STORED DATA ->
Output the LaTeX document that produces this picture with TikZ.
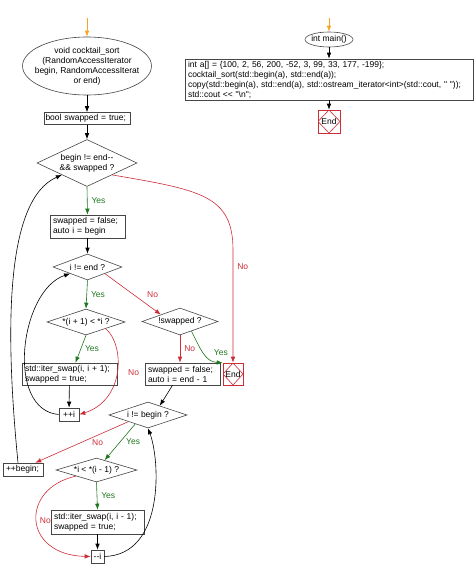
\documentclass[tikz,border=0pt]{standalone}
\usepackage{fontspec}
\newfontfamily\flowfont{Liberation Sans}
\usetikzlibrary{shapes.geometric, arrows.meta, calc}
\definecolor{noRed}{RGB}{204,45,55}
\definecolor{yesGreen}{RGB}{30,118,30}
\definecolor{startOrange}{RGB}{245,166,35}
\definecolor{lineGray}{RGB}{70,70,70}
\tikzset{
  box/.style={draw=lineGray, line width=0.6pt, rectangle, align=left, inner xsep=3pt, inner ysep=0.5pt},
  smallbox/.style={draw=lineGray, line width=0.6pt, rectangle, align=center, inner sep=1pt},
  decision/.style={draw=lineGray, line width=0.6pt, diamond, inner sep=0pt, align=center},
  terminal/.style={draw=lineGray, line width=0.6pt, ellipse, inner xsep=-12pt, inner ysep=0pt, align=center},
  endbox/.style={draw=noRed, line width=0.6pt, rectangle, inner sep=0pt,
    path picture={\draw[noRed, line width=0.6pt] (path picture bounding box.north) -- (path picture bounding box.east)
      -- (path picture bounding box.south) -- (path picture bounding box.west) -- cycle;}},
  flow/.style={-{Latex[length=6pt,width=4.5pt]}, black, line width=0.6pt},
  yesflow/.style={flow, yesGreen},
  noflow/.style={flow, noRed},
  startflow/.style={flow, startOrange},
  yeslbl/.style={text=yesGreen, inner sep=1pt},
  nolbl/.style={text=noRed, inner sep=1pt}
}

\begin{document}
\begin{tikzpicture}[x=1pt, y=-1pt, font=\flowfont\fontsize{8.5}{10}\selectfont]
\useasboundingbox (0,0) rectangle (474,573);
% cocktail_sort
\coordinate (start1) at (87,18);
\node [terminal, minimum width=129pt, minimum height=58pt] (func) at (87,66) {void cocktail\_sort\\(RandomAccessIterator\\begin, RandomAccessIterat\\or end)};
\node [box, inner xsep=1.5pt, text width=83pt, minimum height=12pt] (init) at (87,118.5) {bool swapped = true;};
\node [decision, aspect=2.13, minimum width=100pt, minimum height=47pt] (outer) at (87,163) {begin != end-{}-\\\&\& swapped ?};
\node [box, text width=69pt, minimum height=23pt] (reset) at (87.5,226.5) {swapped = false;\\auto i = begin};
\node [decision, aspect=2.65, minimum width=69pt, minimum height=26pt] (fwd) at (87.5,267) {i != end ?};
\node [decision, aspect=3, minimum width=78pt, minimum height=26pt] (cmpf) at (86,322) {*(i + 1) < *i ?};
\node [box, text width=89pt, minimum height=22pt] (swapf) at (69.5,374) {std::iter\_swap(i, i + 1);\\swapped = true;};
\node [smallbox, minimum width=20pt, minimum height=13pt] (inci) at (69,414.5) {++i};
\node [decision, aspect=2.8, minimum width=76pt, minimum height=27pt] (noswap) at (180,321.5) {!swapped ?};
\node [endbox, minimum width=20pt, minimum height=22pt] (end1) at (233,374) {End};
\node [box, text width=69pt, minimum height=22pt] (back) at (182.5,374) {swapped = false;\\auto i = end - 1};
\node [decision, aspect=3, minimum width=78pt, minimum height=26pt] (bwd) at (148,415) {i != begin ?};
\node [box, text width=34pt, minimum height=13pt] (incb) at (23,469.5) {++begin;};
\node [decision, aspect=3.4, minimum width=81pt, minimum height=24pt] (cmpb) at (96.5,470) {*i < *(i - 1) ?};
\node [box, text width=87pt, minimum height=24pt] (swapb) at (97.5,522) {std::iter\_swap(i, i - 1);\\swapped = true;};
\node [smallbox, minimum width=13pt, minimum height=13pt] (deci) at (97.5,556.5) {-{}-i};

\draw [startflow] (start1) -- (func);
\draw [flow] (func) -- (init);
\draw [flow] (init) -- (outer);
\draw [yesflow] (outer.south) -- node [yeslbl, right=3pt] (y1) {Yes} (reset.north);
\draw [noflow] (outer.south east) .. controls (200,190) and (233,195) .. (233,250) -- node [nolbl, pos=0.15, right=3pt] (n1) {No} (end1.north);
\draw [flow] (reset) -- (fwd);
\draw [yesflow] (fwd.south) -- node [yeslbl, right=3pt] (y2) {Yes} (cmpf.north);
\draw [noflow] (fwd.south east) -- node [nolbl, right=13pt] (n2) {No} (noswap.north west);
\draw [yesflow] (cmpf.south) -- node [yeslbl, right=3pt] (y3) {Yes} ([xshift=6pt]swapf.north);
\draw [noflow] (cmpf.south east) .. controls (125,345) and (125,400) .. node [nolbl, right=10pt] (n3) {No} (inci.east);
\draw [flow] (swapf) -- (inci);
\draw [flow] (inci.west) .. controls (5,410) and (20,290) .. (fwd.south west);
\draw [noflow] (noswap.south) -- node [nolbl, right=3pt] (n4) {No} (noswap.south |- back.north);
\draw [yesflow] ($(noswap.south)!0.3!(noswap.east)$) .. controls (200,348) and (205,362) .. node [yeslbl, right=9pt] (y4) {Yes} (end1.north west);
\draw [flow] ([xshift=-10pt]back.south) -- ($(bwd.north)!0.3!(bwd.east)$);
\draw [noflow] (bwd.south west) -- node [nolbl, right=9pt] (n5) {No} ([xshift=-8pt]incb.north east);
\draw [yesflow] ($(bwd.south west)!0.35!(bwd.south)$) -- node [yeslbl, right=5pt] (y5) {Yes} ($(cmpb.north)!0.2!(cmpb.east)$);
\draw [flow] ([xshift=-5pt]incb.north) .. controls (5,330) and (5,200) .. (outer.south west);
\draw [yesflow] (cmpb.south) -- node [yeslbl, right=3pt] (y6) {Yes} (swapb.north);
\draw [noflow] (cmpb.south west) .. controls (20,488) and (22,555) .. node [nolbl, right=2pt] (n6) {No} (deci.west);
\draw [flow] (swapb) -- (deci);
\draw [flow] (deci.east) .. controls (165,555) and (160,460) .. (bwd.south);

% main
\coordinate (start2) at (329,18);
\node [terminal, minimum width=48pt, minimum height=15pt] (main) at (329,39.5) {int main()};
\node [box, text width=282pt, minimum height=41pt] (body) at (329,79.5) {int a[] = \{100, 2, 56, 200, -52, 3, 99, 33, 177, -199\};\\cocktail\_sort(std::begin(a), std::end(a));\\copy(std::begin(a), std::end(a), std::ostream\_iterator<int>(std::cout, " "));\\std::cout << "\textbackslash n";};
\node [endbox, minimum width=22pt, minimum height=23pt] (end2) at (329,121.5) {End};
\draw [startflow] (start2) -- (main);
\draw [flow] (main) -- (body);
\draw [flow] (body) -- (end2);
\end{tikzpicture}
\end{document}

THE EXERCISE -> Reproduce the listing exactly. Leave its pictures out.

RESPONSE TO THE TASK ->
Output the LaTeX document that produces this picture with TikZ.
\documentclass[tikz,border=0pt]{standalone}
\usepackage{fontspec}
\newfontfamily\flowfont{Liberation Sans}
\usetikzlibrary{shapes.geometric, arrows.meta, calc}
\definecolor{noRed}{RGB}{204,45,55}
\definecolor{yesGreen}{RGB}{30,118,30}
\definecolor{startOrange}{RGB}{245,166,35}
\definecolor{lineGray}{RGB}{70,70,70}
\tikzset{
  box/.style={draw=lineGray, line width=0.6pt, rectangle, align=left, inner xsep=3pt, inner ysep=0.5pt},
  smallbox/.style={draw=lineGray, line width=0.6pt, rectangle, align=center, inner sep=1pt},
  decision/.style={draw=lineGray, line width=0.6pt, diamond, inner sep=0pt, align=center},
  terminal/.style={draw=lineGray, line width=0.6pt, ellipse, inner xsep=-12pt, inner ysep=0pt, align=center},
  endbox/.style={draw=noRed, line width=0.6pt, rectangle, inner sep=0pt,
    path picture={\draw[noRed, line width=0.6pt] (path picture bounding box.north) -- (path picture bounding box.east)
      -- (path picture bounding box.south) -- (path picture bounding box.west) -- cycle;}},
  flow/.style={-{Latex[length=6pt,width=4.5pt]}, black, line width=0.6pt},
  yesflow/.style={flow, yesGreen},
  noflow/.style={flow, noRed},
  startflow/.style={flow, startOrange},
  yeslbl/.style={text=yesGreen, inner sep=1pt},
  nolbl/.style={text=noRed, inner sep=1pt}
}

\begin{document}
\begin{tikzpicture}[x=1pt, y=-1pt, font=\flowfont\fontsize{8.5}{10}\selectfont]
\useasboundingbox (0,0) rectangle (474,573);
% cocktail_sort
\coordinate (start1) at (87,18);
\node [terminal, minimum width=129pt, minimum height=58pt] (func) at (87,66) {void cocktail\_sort\\(RandomAccessIterator\\begin, RandomAccessIterat\\or end)};
\node [box, inner xsep=1.5pt, text width=83pt, minimum height=12pt] (init) at (87,118.5) {bool swapped = true;};
\node [decision, aspect=2.13, minimum width=100pt, minimum height=47pt] (outer) at (87,163) {begin != end-{}-\\\&\& swapped ?};
\node [box, text width=69pt, minimum height=23pt] (reset) at (87.5,226.5) {swapped = false;\\auto i = begin};
\node [decision, aspect=2.65, minimum width=69pt, minimum height=26pt] (fwd) at (87.5,267) {i != end ?};
\node [decision, aspect=3, minimum width=78pt, minimum height=26pt] (cmpf) at (86,322) {*(i + 1) < *i ?};
\node [box, text width=89pt, minimum height=22pt] (swapf) at (69.5,374) {std::iter\_swap(i, i + 1);\\swapped = true;};
\node [smallbox, minimum width=20pt, minimum height=13pt] (inci) at (69,414.5) {++i};
\node [decision, aspect=2.8, minimum width=76pt, minimum height=27pt] (noswap) at (180,321.5) {!swapped ?};
\node [endbox, minimum width=20pt, minimum height=22pt] (end1) at (233,374) {End};
\node [box, text width=69pt, minimum height=22pt] (back) at (182.5,374) {swapped = false;\\auto i = end - 1};
\node [decision, aspect=3, minimum width=78pt, minimum height=26pt] (bwd) at (148,415) {i != begin ?};
\node [box, text width=34pt, minimum height=13pt] (incb) at (23,469.5) {++begin;};
\node [decision, aspect=3.4, minimum width=81pt, minimum height=24pt] (cmpb) at (96.5,470) {*i < *(i - 1) ?};
\node [box, text width=87pt, minimum height=24pt] (swapb) at (97.5,522) {std::iter\_swap(i, i - 1);\\swapped = true;};
\node [smallbox, minimum width=13pt, minimum height=13pt] (deci) at (97.5,556.5) {-{}-i};

\draw [startflow] (start1) -- (func);
\draw [flow] (func) -- (init);
\draw [flow] (init) -- (outer);
\draw [yesflow] (outer.south) -- node [yeslbl, right=3pt] (y1) {Yes} (reset.north);
\draw [noflow] (outer.south east) .. controls (200,190) and (233,195) .. (233,250) -- node [nolbl, pos=0.15, right=3pt] (n1) {No} (end1.north);
\draw [flow] (reset) -- (fwd);
\draw [yesflow] (fwd.south) -- node [yeslbl, right=3pt] (y2) {Yes} (cmpf.north);
\draw [noflow] (fwd.south east) -- node [nolbl, right=13pt] (n2) {No} (noswap.north west);
\draw [yesflow] (cmpf.south) -- node [yeslbl, right=3pt] (y3) {Yes} ([xshift=6pt]swapf.north);
\draw [noflow] (cmpf.south east) .. controls (125,345) and (125,400) .. node [nolbl, right=10pt] (n3) {No} (inci.east);
\draw [flow] (swapf) -- (inci);
\draw [flow] (inci.west) .. controls (5,410) and (20,290) .. (fwd.south west);
\draw [noflow] (noswap.south) -- node [nolbl, right=3pt] (n4) {No} (noswap.south |- back.north);
\draw [yesflow] ($(noswap.south)!0.3!(noswap.east)$) .. controls (200,348) and (205,362) .. node [yeslbl, right=9pt] (y4) {Yes} (end1.north west);
\draw [flow] ([xshift=-10pt]back.south) -- ($(bwd.north)!0.3!(bwd.east)$);
\draw [noflow] (bwd.south west) -- node [nolbl, right=9pt] (n5) {No} ([xshift=-8pt]incb.north east);
\draw [yesflow] ($(bwd.south west)!0.35!(bwd.south)$) -- node [yeslbl, right=5pt] (y5) {Yes} ($(cmpb.north)!0.2!(cmpb.east)$);
\draw [flow] ([xshift=-5pt]incb.north) .. controls (5,330) and (5,200) .. (outer.south west);
\draw [yesflow] (cmpb.south) -- node [yeslbl, right=3pt] (y6) {Yes} (swapb.north);
\draw [noflow] (cmpb.south west) .. controls (20,488) and (22,555) .. node [nolbl, right=2pt] (n6) {No} (deci.west);
\draw [flow] (swapb) -- (deci);
\draw [flow] (deci.east) .. controls (165,555) and (160,460) .. (bwd.south);

% main
\coordinate (start2) at (329,18);
\node [terminal, minimum width=48pt, minimum height=15pt] (main) at (329,39.5) {int main()};
\node [box, text width=282pt, minimum height=41pt] (body) at (329,79.5) {int a[] = \{100, 2, 56, 200, -52, 3, 99, 33, 177, -199\};\\cocktail\_sort(std::begin(a), std::end(a));\\copy(std::begin(a), std::end(a), std::ostream\_iterator<int>(std::cout, " "));\\std::cout << "\textbackslash n";};
\node [endbox, minimum width=22pt, minimum height=23pt] (end2) at (329,121.5) {End};
\draw [startflow] (start2) -- (main);
\draw [flow] (main) -- (body);
\draw [flow] (body) -- (end2);
\end{tikzpicture}
\end{document}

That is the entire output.